Si le carnaval parvient à se maintenir au-delà des années 1840, c’est sous une forme nouvelle, pacifiée et policée, celle de processions de chars entrecoupées de fanfares. Ces « parades », organisées par des sociétés festives liées aux élites économiques et politiques de la ville, attirent rapidement des voyageurs du monde entier, et notamment de France à partir des années 1880. Aimé Jay (1884), Prosper Jacotot (1888), Mary Bigot (1894), Gustave Sauvin (1895), E.-F. Johanet (1898), Jules Huret (1903,) et Thérèse Bentzon (1903) : tous constatent que les festivités de l’ancienne colonie ont désormais dépassé en faste et en élégance celles de l’ancienne métropole.
Pendant ce temps, dans les paroisses rurales du sud de la Louisiane, la population francophone issue du Grand Dérangement consécutif à la guerre de Sept Ans continue de célébrer le mardi gras par des rituels hérités du Moyen-âge français (« courir de Mardi Gras »).
Le carnaval contemporain
Depuis le premier défilé du Mystick Krewe of Comus en 1857 (très clairement inspiré des processions de la Cowbellion de Rakin Society et de la Strikers’ Independent Society à Mobile dans les années 1830), les sociétés festives se sont multipliées à La Nouvelle-Orléans jusqu’à atteindre les 80 aujourd’hui. La tradition carnavalesque louisianaise a parallèlement investi l’ensemble du sud des États-Unis. De Galveston (Texas) à Washington, DC, en passant par Pensacola (Floride), Memphis (Tennessee) et Saint-Louis (Missouri) : on ne compte plus aujourd’hui les villes qui accueillent les touristes lors de la période qui va de l’Épiphanie à Mardi Gras.

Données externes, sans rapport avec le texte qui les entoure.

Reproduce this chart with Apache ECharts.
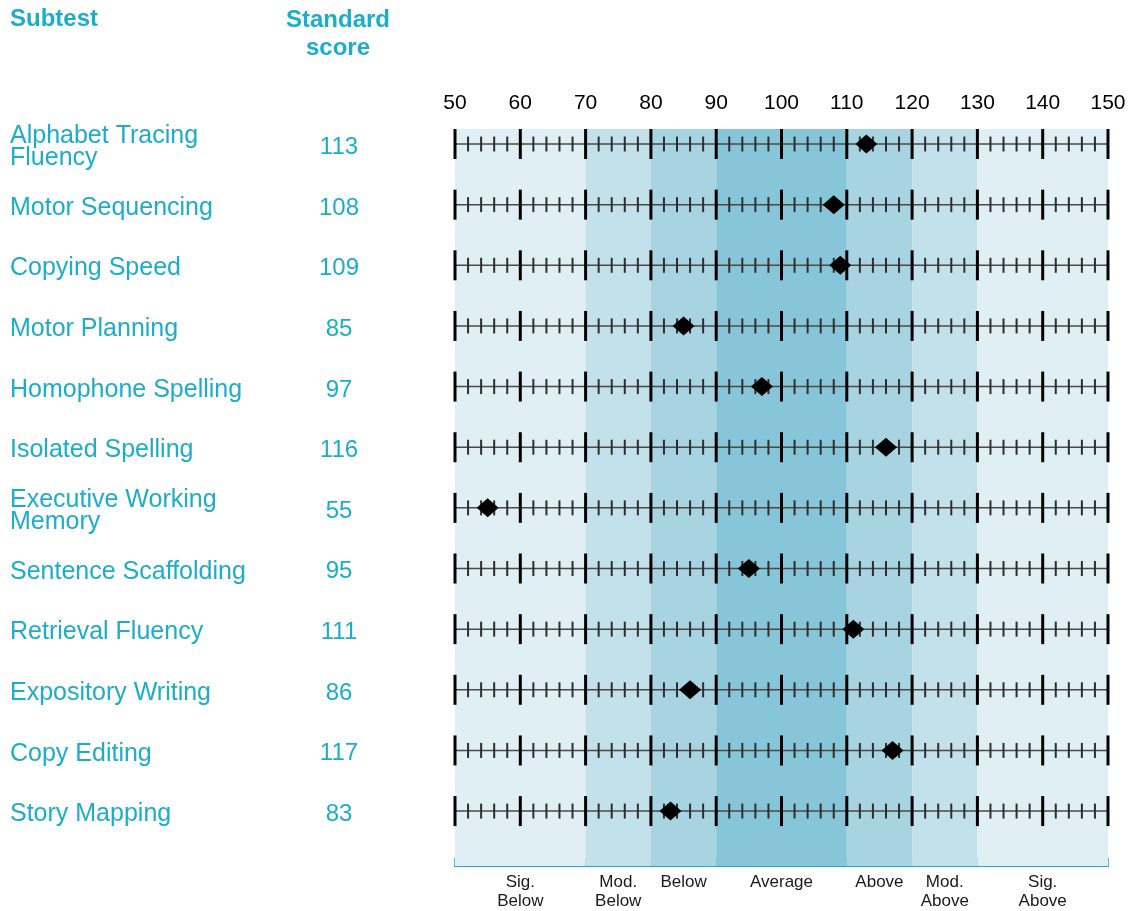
<!DOCTYPE html>
<html>
<head>
<meta charset="utf-8">
<script src="https://cdn.jsdelivr.net/npm/echarts@6/dist/echarts.min.js"></script>
<style>
html,body{margin:0;padding:0;background:#fff;}
#chart{width:1133px;height:911px;}
</style>
</head>
<body>
<div id="chart"></div>
<script>
// ---- data ----
const subtests = [
  'Alphabet Tracing\nFluency', 'Motor Sequencing', 'Copying Speed', 'Motor Planning',
  'Homophone Spelling', 'Isolated Spelling', 'Executive Working\nMemory', 'Sentence Scaffolding',
  'Retrieval Fluency', 'Expository Writing', 'Copy Editing', 'Story Mapping'
];
const scores = [113, 108, 109, 85, 97, 116, 55, 95, 111, 86, 117, 83];
const scaleTicks = [50, 60, 70, 80, 90, 100, 110, 120, 130, 140, 150];
const bandStarts = [50, 70, 80, 90, 110, 120, 130];
const bandEnds   = [70, 80, 90, 110, 120, 130, 150];
const bandNames  = ['Sig.\nBelow', 'Mod.\nBelow', 'Below', 'Average', 'Above', 'Mod.\nAbove', 'Sig.\nAbove'];
const bandColors = ['#dfeff4', '#c2e1eb', '#a8d4e2', '#87c6d9', '#a8d4e2', '#c2e1eb', '#dfeff4'];
const scaleMin = 50, scaleMax = 150, majorStep = 10, minorStep = 2;

const TEAL = '#1badc9';
const FONT = '"Liberation Sans", Arial, sans-serif';

const bandCenters = bandStarts.map((s, i) => (s + bandEnds[i]) / 2);
const bandEdges = bandStarts.concat([bandEnds[bandEnds.length - 1]]);

const chart = echarts.init(document.getElementById('chart'), null, {renderer: 'canvas'});

const option = {
  backgroundColor: '#ffffff',
  animation: false,
  textStyle: {fontFamily: FONT},
  graphic: [
    {type: 'text', left: 10, top: 7, style: {text: 'Subtest', font: 'bold 24px ' + FONT, fill: TEAL}},
    {type: 'text', x: 338, y: 6, style: {text: 'Standard\nscore', font: 'bold 24px ' + FONT, fill: TEAL, textAlign: 'center', lineHeight: 28}}
  ],
  grid: [
    {left: 455, width: 653, top: 129, height: 737},
    {left: 455, width: 653, top: 113.7, height: 727.7},
    {left: 455, width: 653, top: 117, height: 727.7}
  ],
  xAxis: [
    {
      gridIndex: 0, type: 'value', min: scaleMin, max: scaleMax, position: 'bottom',
      splitLine: {show: false},
      axisLine: {show: true, lineStyle: {color: TEAL, width: 2}},
      axisTick: {show: true, inside: true, length: 8, customValues: bandEdges, lineStyle: {color: TEAL, width: 1.5}},
      axisLabel: {
        show: true, customValues: bandCenters, margin: 7, color: '#1a1a1a', fontSize: 17, lineHeight: 19,
        verticalAlign: 'top',
        formatter: function (v) { const i = bandCenters.indexOf(v); return i >= 0 ? bandNames[i] : ''; }
      }
    },
    {
      gridIndex: 0, type: 'value', min: scaleMin, max: scaleMax, interval: majorStep, position: 'top',
      splitLine: {show: false}, axisLine: {show: false}, axisTick: {show: false},
      axisLabel: {show: true, margin: 15, color: '#000', fontSize: 21,
        formatter: function (v) { return scaleTicks.indexOf(v) >= 0 ? String(v) : ''; }}
    },
    {gridIndex: 1, type: 'value', min: scaleMin, max: scaleMax, show: false},
    {gridIndex: 2, type: 'value', min: scaleMin, max: scaleMax, show: false}
  ],
  yAxis: [
    {gridIndex: 0, type: 'value', min: 0, max: 1, show: false},
    {
      gridIndex: 1, type: 'category', inverse: true, data: subtests, show: false
    },
    {
      gridIndex: 2, type: 'category', inverse: true, data: subtests, position: 'left',
      axisLine: {show: false}, axisTick: {show: false}, splitLine: {show: false},
      axisLabel: {show: true, align: 'left', margin: 445, color: TEAL, fontSize: 25, lineHeight: 22, interval: 0}
    },
    {
      gridIndex: 2, type: 'category', inverse: true, data: scores.map(String), position: 'left',
      axisLine: {show: false}, axisTick: {show: false}, splitLine: {show: false},
      axisLabel: {show: true, align: 'center', margin: 116, color: TEAL, fontSize: 24, interval: 0}
    }
  ],
  series: [
    {
      type: 'custom', xAxisIndex: 0, yAxisIndex: 0, silent: true, z: 1,
      data: bandStarts.map((s, i) => [s, bandEnds[i], i]),
      renderItem: function (params, api) {
        const p0 = api.coord([api.value(0), 1]);
        const p1 = api.coord([api.value(1), 0]);
        return {type: 'rect', shape: {x: p0[0], y: p0[1], width: p1[0] - p0[0], height: p1[1] - p0[1]},
          style: {fill: bandColors[api.value(2)]}};
      }
    },
    {
      type: 'custom', xAxisIndex: 2, yAxisIndex: 1, silent: true, z: 2, clip: false,
      data: subtests.map((n, i) => [scaleMin, i]),
      renderItem: function (params, api) {
        const row = api.value(1);
        const a = api.coord([scaleMin, row]);
        const b = api.coord([scaleMax, row]);
        const y = a[1];
        const children = [{type: 'line', shape: {x1: a[0], y1: y, x2: b[0], y2: y}, style: {stroke: '#4a4a4a', lineWidth: 1.5}}];
        for (let v = scaleMin; v <= scaleMax; v += minorStep) {
          const x = api.coord([v, row])[0];
          const major = (v - scaleMin) % majorStep === 0;
          children.push({
            type: 'line',
            shape: {x1: x, y1: y - (major ? 15 : 7.5), x2: x, y2: y + (major ? 15 : 7.5)},
            style: {stroke: major ? '#000' : '#2e2e2e', lineWidth: major ? 3 : 2}
          });
        }
        return {type: 'group', children: children};
      }
    },
    {
      type: 'scatter', xAxisIndex: 2, yAxisIndex: 1, z: 3, silent: true,
      symbol: 'diamond', symbolSize: [22, 19],
      itemStyle: {color: '#000', opacity: 1},
      data: scores.map((s, i) => [s, i])
    }
  ]
};
chart.setOption(option);
</script>
</body>
</html>
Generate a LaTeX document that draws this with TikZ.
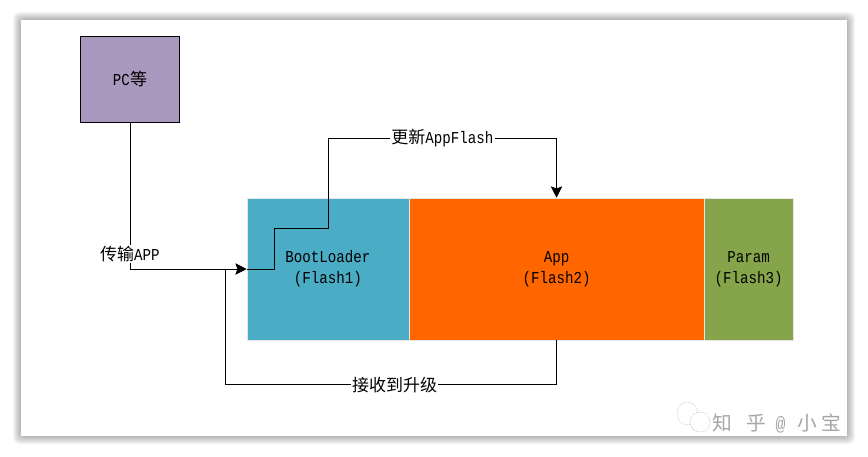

Longtemps fermées aux femmes, aux populations afro-descendantes, aux Juifs, aux Italo-Américains et à la communauté LGBT, ces organisations ont suscité la création de « contre-traditions » dont les plus connues sont aujourd’hui les processions de « Mardi Gras Indians » à La Nouvelle-Orléans (tradition vraisemblablement née dans les années 1880), les défilés du Zulu Social Aid And Pleasure Club à La Nouvelle-Orléans ou de la Colored Carnival Association à Mobile, ainsi que les bals gay (dont le plus ancien remonte à 1958) à La Nouvelle-Orléans, Mobile, Baton Rouge et Lafayette.
Après des années d’inflation festive consécutives à la mise en tourisme de plus en plus efficace de l’État, la fin du vingtième siècle a vu l’apparition d’organisations carnavalesques de taille plus modeste (Krewe du Vieux, ‘tit Rex, Box of Wine, krewedelusion, etc.) militant pour un carnaval moins coûteux, moins polluant, mais aussi plus accessible, plus participatif, et souvent plus satirique, débridé, voire subversif. Les inondations dévastatrices qui ont suivi le passage de l’ouragan Katrina en 2005 n’ont fait que renforcer la tendance, faisant dire à certains que la ville, dont l’avenir est encore et toujours menacé, connaît paradoxalement un « nouvel âge d’or » du carnaval.